(Work required):
Give only the number of lines in the data that include the string "this".
═══ Data supplied
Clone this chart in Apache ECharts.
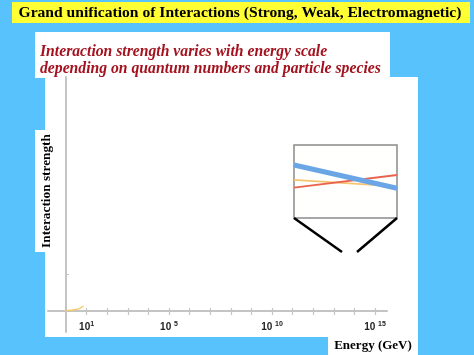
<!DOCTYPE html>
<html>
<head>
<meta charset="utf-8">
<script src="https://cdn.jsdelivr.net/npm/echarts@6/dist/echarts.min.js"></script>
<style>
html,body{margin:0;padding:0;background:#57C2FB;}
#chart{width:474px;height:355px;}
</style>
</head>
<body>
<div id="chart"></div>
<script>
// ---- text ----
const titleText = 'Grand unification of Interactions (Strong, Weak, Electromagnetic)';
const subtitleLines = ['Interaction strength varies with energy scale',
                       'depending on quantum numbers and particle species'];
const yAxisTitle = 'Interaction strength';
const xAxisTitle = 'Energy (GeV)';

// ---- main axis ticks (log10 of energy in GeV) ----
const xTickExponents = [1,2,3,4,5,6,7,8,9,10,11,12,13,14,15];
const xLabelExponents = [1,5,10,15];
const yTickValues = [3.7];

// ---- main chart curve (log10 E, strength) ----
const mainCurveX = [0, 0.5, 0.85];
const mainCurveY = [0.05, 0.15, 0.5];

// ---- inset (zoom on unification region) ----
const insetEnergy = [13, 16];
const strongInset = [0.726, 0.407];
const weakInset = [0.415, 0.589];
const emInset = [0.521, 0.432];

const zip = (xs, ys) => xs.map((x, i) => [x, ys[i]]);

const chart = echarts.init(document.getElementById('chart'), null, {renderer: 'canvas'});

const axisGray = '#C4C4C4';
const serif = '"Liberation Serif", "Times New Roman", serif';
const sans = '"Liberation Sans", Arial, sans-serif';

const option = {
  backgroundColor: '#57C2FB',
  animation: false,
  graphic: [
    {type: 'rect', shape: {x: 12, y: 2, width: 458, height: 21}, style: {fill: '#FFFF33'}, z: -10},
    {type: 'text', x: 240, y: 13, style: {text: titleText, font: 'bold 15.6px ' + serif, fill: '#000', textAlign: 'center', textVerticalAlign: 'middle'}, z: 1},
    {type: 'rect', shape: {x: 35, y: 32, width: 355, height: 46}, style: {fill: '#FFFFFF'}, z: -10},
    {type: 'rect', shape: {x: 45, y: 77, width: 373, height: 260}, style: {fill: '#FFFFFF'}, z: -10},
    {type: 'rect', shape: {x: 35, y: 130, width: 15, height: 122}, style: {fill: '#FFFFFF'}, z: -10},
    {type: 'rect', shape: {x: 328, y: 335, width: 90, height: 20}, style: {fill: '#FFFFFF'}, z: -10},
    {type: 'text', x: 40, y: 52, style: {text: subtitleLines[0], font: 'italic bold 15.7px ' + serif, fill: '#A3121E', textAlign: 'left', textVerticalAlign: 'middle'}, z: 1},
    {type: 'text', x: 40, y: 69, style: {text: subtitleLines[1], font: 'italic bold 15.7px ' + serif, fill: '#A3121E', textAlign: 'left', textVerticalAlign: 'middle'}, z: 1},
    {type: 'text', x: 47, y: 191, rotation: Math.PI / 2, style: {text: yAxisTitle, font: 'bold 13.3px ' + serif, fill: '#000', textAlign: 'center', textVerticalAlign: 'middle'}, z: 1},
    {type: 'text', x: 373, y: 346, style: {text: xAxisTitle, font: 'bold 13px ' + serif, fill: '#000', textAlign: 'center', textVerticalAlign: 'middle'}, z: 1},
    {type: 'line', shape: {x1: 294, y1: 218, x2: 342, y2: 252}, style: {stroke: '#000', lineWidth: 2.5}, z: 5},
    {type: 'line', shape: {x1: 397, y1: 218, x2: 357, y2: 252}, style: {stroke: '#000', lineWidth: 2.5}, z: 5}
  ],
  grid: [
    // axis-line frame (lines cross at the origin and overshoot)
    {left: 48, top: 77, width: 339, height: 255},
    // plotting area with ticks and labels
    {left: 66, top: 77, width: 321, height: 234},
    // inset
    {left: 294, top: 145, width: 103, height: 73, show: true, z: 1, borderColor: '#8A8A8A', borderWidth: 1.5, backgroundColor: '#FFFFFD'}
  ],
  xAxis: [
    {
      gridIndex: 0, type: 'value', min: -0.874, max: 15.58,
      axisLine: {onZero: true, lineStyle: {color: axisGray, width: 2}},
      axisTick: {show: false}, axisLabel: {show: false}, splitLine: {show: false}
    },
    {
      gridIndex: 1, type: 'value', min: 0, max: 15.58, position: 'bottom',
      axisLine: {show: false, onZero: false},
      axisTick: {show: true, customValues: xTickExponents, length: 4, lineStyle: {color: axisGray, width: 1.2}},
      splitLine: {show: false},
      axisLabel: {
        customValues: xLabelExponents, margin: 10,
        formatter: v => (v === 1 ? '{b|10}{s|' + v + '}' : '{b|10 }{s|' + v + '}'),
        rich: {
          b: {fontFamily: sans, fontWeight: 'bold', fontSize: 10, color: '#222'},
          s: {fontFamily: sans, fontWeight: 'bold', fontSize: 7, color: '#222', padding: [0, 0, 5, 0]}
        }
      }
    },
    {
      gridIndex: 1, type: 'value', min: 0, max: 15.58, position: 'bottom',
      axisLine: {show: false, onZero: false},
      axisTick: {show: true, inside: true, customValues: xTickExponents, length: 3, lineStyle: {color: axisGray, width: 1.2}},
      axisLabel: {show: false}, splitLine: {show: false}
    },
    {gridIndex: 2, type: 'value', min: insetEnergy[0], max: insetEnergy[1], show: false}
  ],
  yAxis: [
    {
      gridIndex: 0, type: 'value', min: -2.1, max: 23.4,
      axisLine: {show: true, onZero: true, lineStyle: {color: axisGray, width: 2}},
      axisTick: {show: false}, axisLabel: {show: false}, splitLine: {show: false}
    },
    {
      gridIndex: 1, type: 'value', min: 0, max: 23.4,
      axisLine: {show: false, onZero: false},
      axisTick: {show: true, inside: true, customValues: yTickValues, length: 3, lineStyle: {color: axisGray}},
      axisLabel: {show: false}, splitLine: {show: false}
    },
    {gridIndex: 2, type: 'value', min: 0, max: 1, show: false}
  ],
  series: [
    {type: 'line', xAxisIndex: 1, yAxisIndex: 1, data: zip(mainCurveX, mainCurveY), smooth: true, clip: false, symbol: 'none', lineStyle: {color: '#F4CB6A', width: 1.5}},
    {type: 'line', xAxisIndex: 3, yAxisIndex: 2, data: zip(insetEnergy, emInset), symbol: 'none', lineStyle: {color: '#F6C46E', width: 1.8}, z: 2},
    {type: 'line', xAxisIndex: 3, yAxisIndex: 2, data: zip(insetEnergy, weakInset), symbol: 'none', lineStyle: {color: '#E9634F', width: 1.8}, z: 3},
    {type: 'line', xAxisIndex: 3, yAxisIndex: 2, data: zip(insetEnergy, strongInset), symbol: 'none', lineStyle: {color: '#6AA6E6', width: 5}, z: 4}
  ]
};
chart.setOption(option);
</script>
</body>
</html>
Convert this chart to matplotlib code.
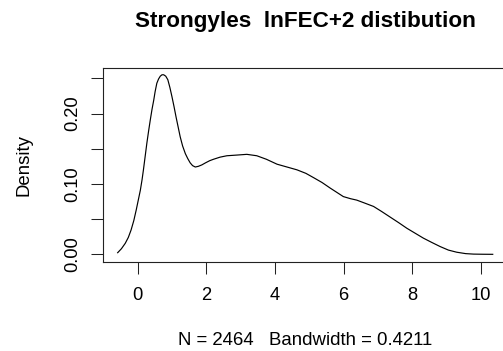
══════
(Completed task):
2